### Data provided
--

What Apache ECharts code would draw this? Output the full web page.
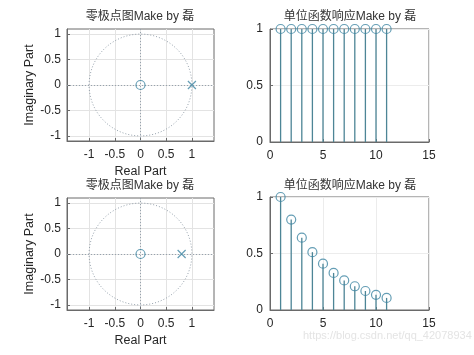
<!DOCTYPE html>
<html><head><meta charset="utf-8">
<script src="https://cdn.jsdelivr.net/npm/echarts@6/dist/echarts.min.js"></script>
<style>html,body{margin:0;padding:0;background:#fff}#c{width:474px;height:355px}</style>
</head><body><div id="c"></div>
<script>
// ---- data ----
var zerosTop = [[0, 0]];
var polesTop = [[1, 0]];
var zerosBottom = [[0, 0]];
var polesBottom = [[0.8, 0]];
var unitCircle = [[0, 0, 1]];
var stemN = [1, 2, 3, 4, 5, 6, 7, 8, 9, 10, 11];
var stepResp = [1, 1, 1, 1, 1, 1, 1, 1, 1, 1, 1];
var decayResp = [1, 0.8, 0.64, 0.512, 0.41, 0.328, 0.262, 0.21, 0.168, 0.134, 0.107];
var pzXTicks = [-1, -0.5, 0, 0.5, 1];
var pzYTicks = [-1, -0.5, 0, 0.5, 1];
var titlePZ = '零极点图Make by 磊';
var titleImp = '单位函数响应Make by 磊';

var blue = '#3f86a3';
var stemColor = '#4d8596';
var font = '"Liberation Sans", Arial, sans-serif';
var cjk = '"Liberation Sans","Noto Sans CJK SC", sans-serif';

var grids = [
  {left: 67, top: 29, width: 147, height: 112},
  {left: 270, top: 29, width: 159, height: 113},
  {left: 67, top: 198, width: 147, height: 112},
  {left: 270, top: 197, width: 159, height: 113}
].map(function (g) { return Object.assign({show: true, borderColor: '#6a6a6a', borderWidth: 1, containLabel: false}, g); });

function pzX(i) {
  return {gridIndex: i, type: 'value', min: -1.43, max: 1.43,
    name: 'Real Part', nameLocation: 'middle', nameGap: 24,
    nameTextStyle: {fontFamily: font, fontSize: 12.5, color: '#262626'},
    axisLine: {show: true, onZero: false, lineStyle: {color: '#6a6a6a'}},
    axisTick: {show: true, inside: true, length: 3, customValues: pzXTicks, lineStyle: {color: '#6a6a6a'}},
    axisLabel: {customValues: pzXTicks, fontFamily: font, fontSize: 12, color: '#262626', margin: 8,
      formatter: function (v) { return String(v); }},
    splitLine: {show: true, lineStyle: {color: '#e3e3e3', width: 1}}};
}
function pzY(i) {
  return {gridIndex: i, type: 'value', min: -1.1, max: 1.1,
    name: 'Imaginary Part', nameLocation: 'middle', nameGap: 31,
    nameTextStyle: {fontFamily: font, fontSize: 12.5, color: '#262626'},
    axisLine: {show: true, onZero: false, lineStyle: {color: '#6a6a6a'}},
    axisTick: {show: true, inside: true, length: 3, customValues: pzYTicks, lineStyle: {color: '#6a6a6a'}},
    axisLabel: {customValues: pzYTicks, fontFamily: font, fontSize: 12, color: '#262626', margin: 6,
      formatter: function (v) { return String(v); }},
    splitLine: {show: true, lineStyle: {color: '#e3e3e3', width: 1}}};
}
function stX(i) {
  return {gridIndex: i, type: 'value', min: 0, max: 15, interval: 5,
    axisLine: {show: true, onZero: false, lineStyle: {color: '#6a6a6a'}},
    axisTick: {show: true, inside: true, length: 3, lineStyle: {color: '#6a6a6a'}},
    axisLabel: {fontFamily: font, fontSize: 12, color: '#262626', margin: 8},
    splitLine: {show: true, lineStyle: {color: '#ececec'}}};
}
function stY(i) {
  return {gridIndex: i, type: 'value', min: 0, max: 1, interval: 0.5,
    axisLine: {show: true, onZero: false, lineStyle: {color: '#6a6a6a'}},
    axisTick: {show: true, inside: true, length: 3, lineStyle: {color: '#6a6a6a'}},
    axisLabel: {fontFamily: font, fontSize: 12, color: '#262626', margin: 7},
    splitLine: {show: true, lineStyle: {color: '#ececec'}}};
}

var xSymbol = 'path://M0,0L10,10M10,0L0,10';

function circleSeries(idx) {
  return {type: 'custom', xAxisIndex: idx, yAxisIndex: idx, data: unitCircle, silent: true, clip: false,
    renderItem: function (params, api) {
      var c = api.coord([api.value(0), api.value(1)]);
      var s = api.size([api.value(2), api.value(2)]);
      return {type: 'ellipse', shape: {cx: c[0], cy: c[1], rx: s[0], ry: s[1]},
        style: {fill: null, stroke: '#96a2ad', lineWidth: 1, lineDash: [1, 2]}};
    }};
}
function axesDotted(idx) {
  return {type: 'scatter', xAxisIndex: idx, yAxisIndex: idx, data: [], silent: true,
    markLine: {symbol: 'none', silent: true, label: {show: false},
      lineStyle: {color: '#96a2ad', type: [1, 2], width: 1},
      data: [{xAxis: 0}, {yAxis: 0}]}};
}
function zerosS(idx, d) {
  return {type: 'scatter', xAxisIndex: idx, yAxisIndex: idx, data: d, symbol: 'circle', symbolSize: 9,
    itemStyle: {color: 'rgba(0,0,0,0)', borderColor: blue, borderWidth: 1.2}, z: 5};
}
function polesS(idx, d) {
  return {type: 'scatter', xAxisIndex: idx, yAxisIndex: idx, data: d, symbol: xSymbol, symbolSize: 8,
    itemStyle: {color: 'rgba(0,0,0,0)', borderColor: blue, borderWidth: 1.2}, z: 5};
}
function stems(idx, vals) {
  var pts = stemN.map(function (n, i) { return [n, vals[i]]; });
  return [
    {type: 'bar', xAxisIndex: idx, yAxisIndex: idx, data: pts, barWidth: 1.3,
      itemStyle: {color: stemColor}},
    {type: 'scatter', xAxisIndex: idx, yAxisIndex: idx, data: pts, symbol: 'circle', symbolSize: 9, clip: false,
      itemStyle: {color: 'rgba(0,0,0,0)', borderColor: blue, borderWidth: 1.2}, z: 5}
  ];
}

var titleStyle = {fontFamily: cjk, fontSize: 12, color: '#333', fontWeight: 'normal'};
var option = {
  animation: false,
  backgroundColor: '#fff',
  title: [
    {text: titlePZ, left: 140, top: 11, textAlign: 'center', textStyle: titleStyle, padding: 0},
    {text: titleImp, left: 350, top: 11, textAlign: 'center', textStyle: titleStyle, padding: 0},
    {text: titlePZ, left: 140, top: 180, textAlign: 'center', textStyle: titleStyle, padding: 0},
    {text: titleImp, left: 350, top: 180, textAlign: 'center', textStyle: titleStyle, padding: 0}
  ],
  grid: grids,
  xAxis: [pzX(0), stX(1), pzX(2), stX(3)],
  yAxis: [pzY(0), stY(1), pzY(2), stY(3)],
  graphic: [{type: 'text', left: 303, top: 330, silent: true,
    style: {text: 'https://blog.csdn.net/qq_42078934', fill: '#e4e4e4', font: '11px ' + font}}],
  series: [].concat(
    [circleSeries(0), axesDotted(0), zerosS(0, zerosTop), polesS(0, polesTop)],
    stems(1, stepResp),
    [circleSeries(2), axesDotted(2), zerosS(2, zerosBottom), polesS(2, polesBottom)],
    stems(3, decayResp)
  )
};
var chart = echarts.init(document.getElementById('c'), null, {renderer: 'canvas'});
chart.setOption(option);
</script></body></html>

--

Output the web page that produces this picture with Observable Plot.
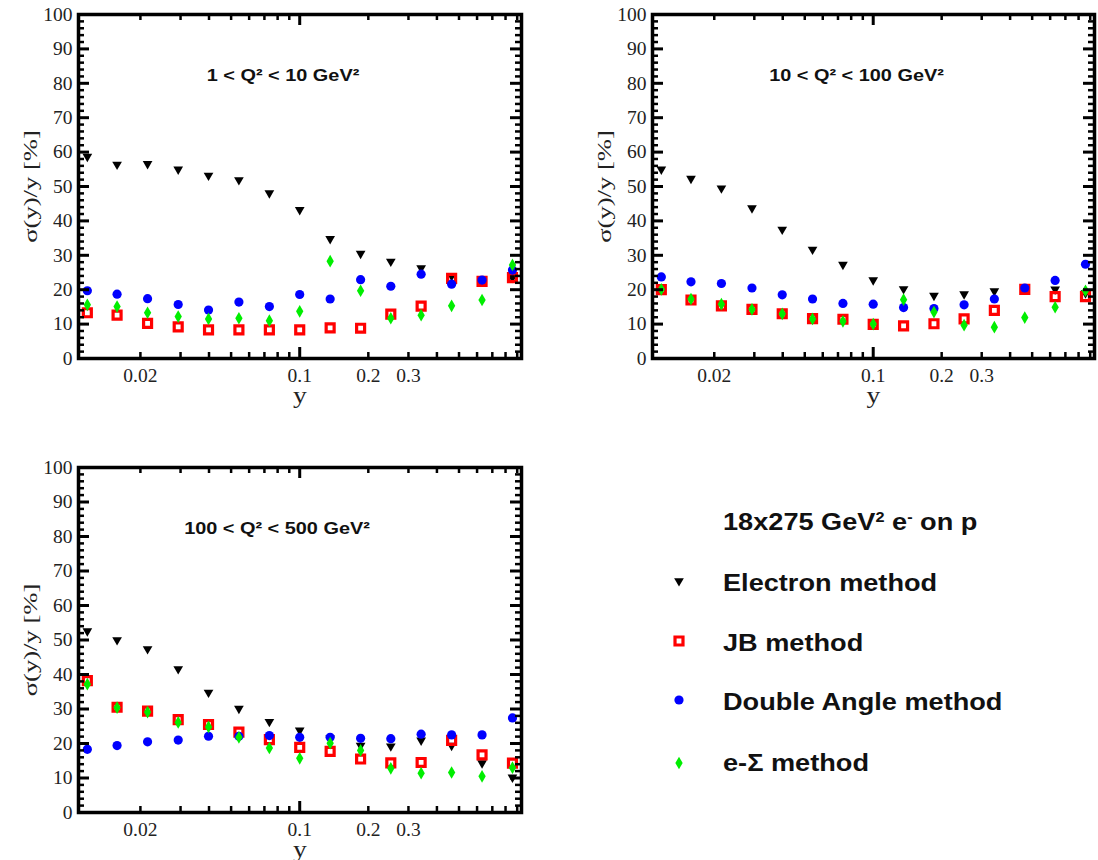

--

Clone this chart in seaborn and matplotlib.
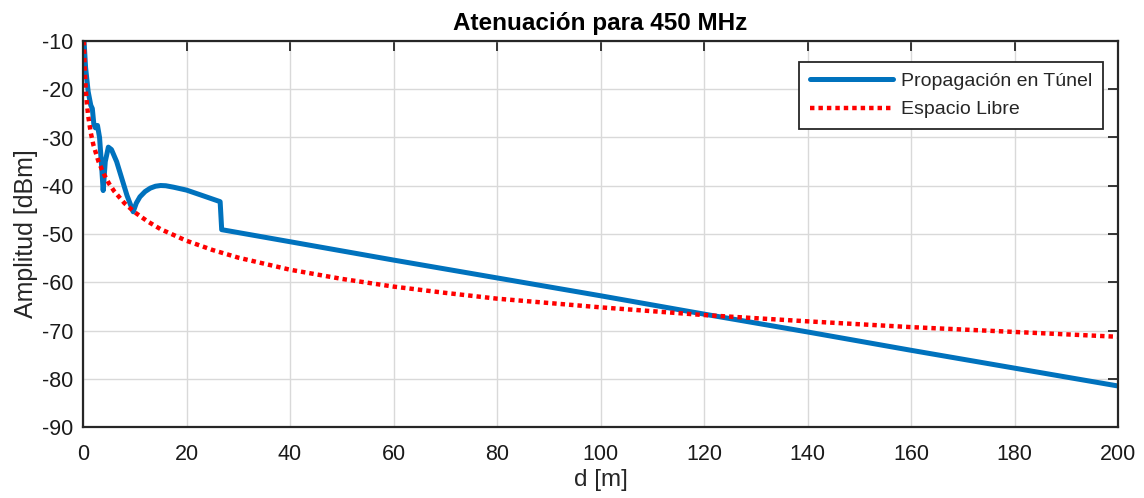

--

### Written exercise
Your answer should be a single number: the count of lines in the material above that contain "page".

### Problem solution
2